Known around India as “God’s Own Country,” the state of Kerala is a lush locale tucked away in the southwest corner of the Indian peninsula. Surrounded by the Arabian Sea and Western Ghats mountain ranges, Kerala is an idyllic setting for relaxation, business and pleasure.
However, Kerala, composed of 14 districts, is best known for its scenic and diverse landscape. Driving through the city of Thiruvananthapuram (commonly referred to as Trivandrum), the capital of Kerala, sightseers will find themselves surrounded by tiny streets, roaming livestock and constant greenery. Throughout the city and state, pulsing cosmopolitan centers are interspersed with tranquil shores and swaying palm trees. That connection paves the way for the state’s extensive and breathtaking backwater waterway system, which is used for both transportation and tourism.

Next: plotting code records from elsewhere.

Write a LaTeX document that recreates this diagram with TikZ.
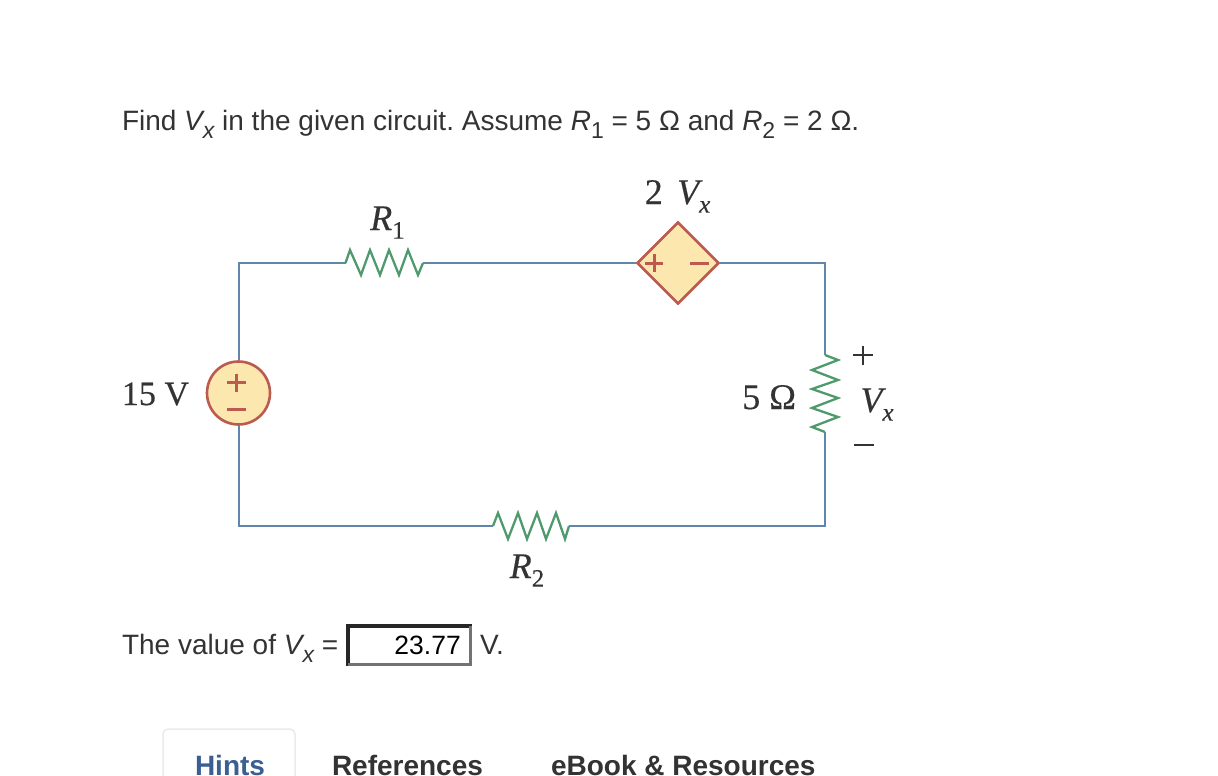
\documentclass[tikz,border=0pt]{standalone}
\usepackage{fontspec}
\setmainfont{Liberation Sans}
\newfontfamily\cktfont[FakeBold=0.35]{Liberation Serif}
\usetikzlibrary{shapes.geometric}
\definecolor{wirec}{HTML}{6086AE}
\definecolor{resc}{HTML}{4E9A6C}
\definecolor{srcc}{HTML}{BC5A50}
\definecolor{srcf}{HTML}{FCE8AE}
\definecolor{txtc}{HTML}{333333}
\definecolor{hintc}{HTML}{3A5F92}
\frenchspacing
\newcommand{\ivar}[2]{{\itshape #1}\raisebox{-0.30em}{\fontsize{23}{23}\selectfont #2}}
\newcommand{\nvar}[2]{{\itshape #1}\raisebox{-0.24em}{\fontsize{25}{25}\selectfont #2}}
\tikzset{
  wire/.style={draw=wirec,line width=2pt},
  zig/.style={draw=resc,line width=2.3pt,line join=miter},
  srcline/.style={draw=srcc,line width=3pt},
  body/.style={anchor=base west,inner sep=0pt,outer sep=0pt,text=txtc,font=\fontsize{28}{28}\selectfont},
  tab/.style={anchor=base west,inner sep=0pt,outer sep=0pt,font=\fontsize{28}{28}\selectfont\bfseries,text=txtc},
  ckt/.style={anchor=base,inner sep=0pt,outer sep=0pt,text=txtc,font=\cktfont\fontsize{36}{36}\selectfont}
}
\begin{document}
\begin{tikzpicture}[x=1pt,y=-1pt]
\useasboundingbox (0,0) rectangle (1218,776);
\fill[white] (0,0) rectangle (1218,776);
\node[body] (q) at (122,130) {Find \ivar{V}{\itshape x} in the given circuit. Assume \ivar{R}{1} = 5 Ω and \ivar{R}{2} = 2 Ω.};
% corners and resistor ends
\coordinate (tl) at (238.5,263);
\coordinate (tr) at (825,263);
\coordinate (bl) at (238.5,526);
\coordinate (br) at (825,526);
\coordinate (r1a) at (345.5,263);
\coordinate (r1b) at (423,263);
\coordinate (r2a) at (493,526);
\coordinate (r2b) at (569,526);
\coordinate (r3a) at (825,355);
\coordinate (r3b) at (825,432);
\node[diamond,draw=srcc,fill=srcf,line width=2.6pt,minimum width=82pt,minimum height=82pt,inner sep=0pt] (dep) at (678,263) {};
\node[circle,draw=srcc,fill=srcf,line width=2.6pt,minimum size=63pt,inner sep=0pt] (src) at (238.5,393) {};
\draw[wire] (src.north) -- (tl) -- (r1a);
\draw[wire] (r1b) -- (dep.west);
\draw[wire] (dep.east) -- (tr) -- (r3a);
\draw[wire] (r3b) -- (br) -- (r2b);
\draw[wire] (r2a) -- (bl) -- (src.south);
\draw[zig] (r1a) -- (350,250) -- (361,275) -- (370,250) -- (380,275) -- (389,250) -- (399,275) -- (408,250) -- (418,275) -- (r1b);
\draw[zig] (r2a) -- (498,513) -- (508,539) -- (518,513) -- (527,539) -- (537,513) -- (546,539) -- (556,513) -- (565,539) -- (r2b);
\draw[zig] (r3a) -- (838,360) -- (812,370) -- (838,380) -- (812,389) -- (838,398) -- (812,408) -- (838,417) -- (812,427) -- (r3b);
% source polarity marks
\draw[srcline] (227,382) -- (246,382) (236.5,373.5) -- (236.5,392);
\draw[srcline] (227,409) -- (246,409);
\draw[srcline] (645,263) -- (663,263) (654,254) -- (654,272);
\draw[srcline] (690,263) -- (709,263);
% labels
\node[ckt] (lr1) at (387.5,230) {\nvar{R}{1}};
\node[ckt] (lr2) at (527,578) {\nvar{R}{2}};
\node[ckt] (ldep) at (677.5,204) {2\hspace{0.4em}\nvar{V}{\itshape x}};
\node[ckt,anchor=base east,font=\cktfont\fontsize{34}{34}\selectfont] (lv) at (189,405) {15 V};
\node[ckt,anchor=base east] (lo) at (796,409) {5 Ω};
\node[ckt] (lvx) at (877,412) {\nvar{V}{\itshape x}};
\draw[draw=txtc,line width=2pt] (853,355) -- (873,355) (863,345.5) -- (863,364.5);
\draw[draw=txtc,line width=2pt] (854,445) -- (874,445);
% answer line
\node[body] (a) at (122,654) {The value of \ivar{V}{\itshape x} =};
\fill[white] (346,624) rectangle (472,666);
\draw[draw=black!85,line width=4pt] (348,666) -- (348,626) -- (472,626);
\draw[draw=black!55,line width=3pt] (470.5,626) -- (470.5,664.5) -- (348,664.5);
\node[anchor=base east,inner sep=0pt,text=black,font=\fontsize{26.5}{26.5}\selectfont] (ans) at (461,654) {23.77};
\node[body] (v) at (480,654) {V.};
% tabs
\draw[draw=black!8,line width=1.5pt,rounded corners=5pt] (163,790) -- (163,729) -- (295,729) -- (295,790);
\node[tab,text=hintc] (h) at (195,775) {Hints};
\node[tab] (rf) at (332,775) {References};
\node[tab] (eb) at (551,775) {eBook \& Resources};
\end{tikzpicture}
\end{document}
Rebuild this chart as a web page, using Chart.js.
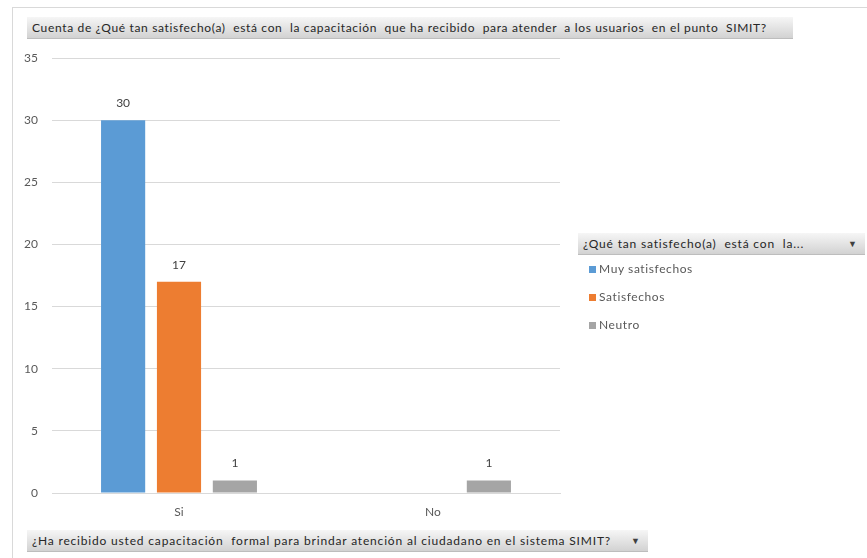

The state of Kerala is largely agricultural, specializing in cardamom, cashews, coconuts, coffee, ginger, pepper, rubber and tea, the production of which amounts to about 40 percent of the land use throughout the state. Unique to the area is commercial poultry farming, which has become very well developed over the past decades. Perhaps most interesting, Kerala is also well known for applying Ayurvedic principles (a lifestyle philosophy based on the balance of energy) to the development of spa treatments.
With three airports — Trivandrum (TRV), Kochi (COK) and Kozhikode (CCJ) — and multiple train stations, Kerala is a well-placed tourism destination. Its tropical setting and temperate climate appeal to visitors from around the globe and the distance between its major cities, all about two hours by car from one another, is a key drawing card — especially for travelers looking to combine business with pleasure.
While the state’s coastline boasts an unrivaled beauty, tourists and those traveling on business truly get a feel for the heart of Kerala when they venture into the cities where they’ll find street vendors selling popular local foods (don’t miss the bananaand- tapioca chips) and artisans creating beautiful handicrafts from recyclable materials including coconut shells and newspapers.
India has one of the largest populations in the world. Currently estimated at 1.1 billion, it’s increasing at a whopping 1.3 percent every year. With that population growth comes economic growth, as India sees more and more of its population moving away from the agricultural industry and toward the service industry. (A fact clearly demonstrated by India’s dominance as the go-to destination for global outsourcing.) In addition, the country is known for its highly skilled workers, particularly in the fields of software programming and engineering.
India still faces constraints that hinder its drive to a full economic boom. To address that situation, the government has initiated foreign investment incentives designed to capitalize on the state’s assets — strong communications infrastructure, a highly skilled workforce and low operating costs. Incentives include duty-free import of capital goods, office equipment, raw materials and consumables; liberal conditions for foreign equity participation; and corporate income tax exemption for a continuous block of five years during the first eight years of operations. In addition, controls on ownership, planning, managing and profiting from industrial ventures in India are falling by the wayside.
The United States has heavily invested in India, about $5 billion a year, and growing numbers of U.S. business travelers make frequent visits to the country. The state of Kerala has seen an influx of business travelers tied to the development of commercial centers, Technopark and Infopark.
Technopark (http://www.technopark.org), located in Trivandrum, provides jobs for approximately 15,000 area professionals. U.S. companies with a presence in Technopark include Infosys, Ernst & Young and IBS; and more are on the way as t he park proceeds with plans to expand to 300-plus acres, improving on an already extensive infrastructure that includes convention space, meetings facilities and dining venues.
Another rising business center, Infopark (http://www.infoparkkochi.com) is located near the city of Kochi. At about 100 acres, Infopark currently houses 35 companies and is a favored location among start-up ventures. Due to its proximity to Kochi, Kerala’s second largest city, the park is well known among IT investors.
Kerala is expanding both its tourism and business sectors at rates that overshadow some of India’s larger metropolises, including Mumbai, Delhi and Bangalore. Its appeal is vast; offering leisure and business travelers a place to work, kick back and experience India.
U.S. citizens must have a visa to enter and exit India for any purpose. Visas can be obtained at any Indian Embassy or Consulate prior to departure.